Singular value decomposition (SVD) theorem

Alicia Y. Tsai; Authors: Laurent EI Ghaoui; Contributors: Phan Hoang, Tony Tin, Ha To Tam, Nguyen Van Kep, Le Dinh Nam, Juliette Decugis, Nguyen Quoc Cuong.; Giuseppe C. Calafiore

Singular value decomposition (SVD) theorem

Theorem: Singular Value Decomposition (SVD)

An arbitrary matrix $A \in \mathbb{R}^{m \times n}$ admits a decomposition of the form

$A=\sum_{i=1}^r \sigma_i u_i v_i^T=U \tilde{S} V^T, \quad \tilde{S}:=\left(\begin{array}{cc} S & 0 \\ 0 & 0 \end{array}\right)$

where $U \in \mathbb{R}^{m \times m}, V \in \mathbb{R}^{n \times n}$ are both orthogonal matrices, and the matrix $S$ is diagonal:

$S=\mathbf{diag}\left(\sigma_1, \ldots, \sigma_r\right),$

where the positive numbers $\sigma_1 \geq \ldots \geq \sigma_r>0$ are unique, and are called the singular values of $A$ . The number $r \leq \min (m, n)$ is equal to the rank of $A$ , and the triplet $(U, \tilde{S}, V)$ is called a singular value decomposition (SVD) of $A$ . The first $r$ columns of $U: u_i, i=1, \ldots, r$ (resp. $V: v_i, i=1, \ldots, r$ ) are called left (resp. right) singular vectors of $A$ , and satisfy

$A v_i=\sigma_i u_i, \quad u_i^T A=\sigma_i v_i, \quad i=1, \ldots, r .$

Proof: The matrix $n \times n \; A^T A$ is real and symmetric. According to the spectral theorem, it admits an eigenvalue decomposition in the form $A^T A=V \Lambda V^T$ , with $V$ a $n \times n$ matrix whose columns form an orthonormal basis (that is, $V^T V=V V^T=I_n$ ), and $\Lambda=\mathbf{diag}\left(\lambda_1, \ldots, \lambda_r, 0, \ldots, 0\right)$ . Here, $r$ is the rank of $A^T A$ (if $r=n$ then there are no trailing zeros in $\Lambda$ ). Since $A^T A$ is positive semi-definite, the $\lambda_j$ ‘s are non-negative, and we can define the non-zero quantities $\sigma_j:=\sqrt{\lambda_j}, j=1, \ldots, r$ .

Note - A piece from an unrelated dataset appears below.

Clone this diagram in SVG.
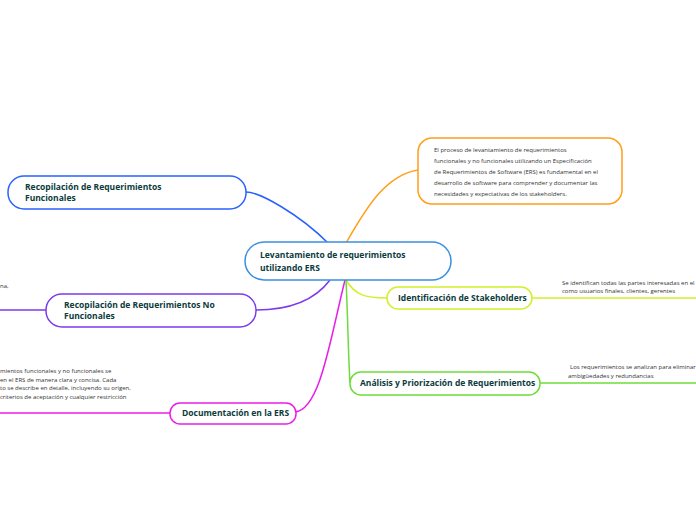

Note that when $j>r, A v_j=0$ , since then $\left\|A v_j\right\|_2^2=v_j^T A^T A v_j=\lambda_j v_j^T v_j=0$ .

Let us construct an $m \times m$ orthogonal matrix $U$ as follows. We set

$u_i=\frac{1}{\sigma_i} A v_i, \quad i=1, \ldots, r .$

These $m$ -vectors are unit-norm, and mutually orthogonal since $v_j$ ‘s are eigenvectors of $A^T A$ . Using (say) the Gram-Schmidt orthogonalization procedure, we can complete (if necessary, that is in the case $r<m$ ) this set of vectors by $u_{r+1}, \ldots, u_m$ in order to form an orthogonal matrix $U:=\left(u_1, \ldots, u_m\right) \in \mathbb{R}^m$ .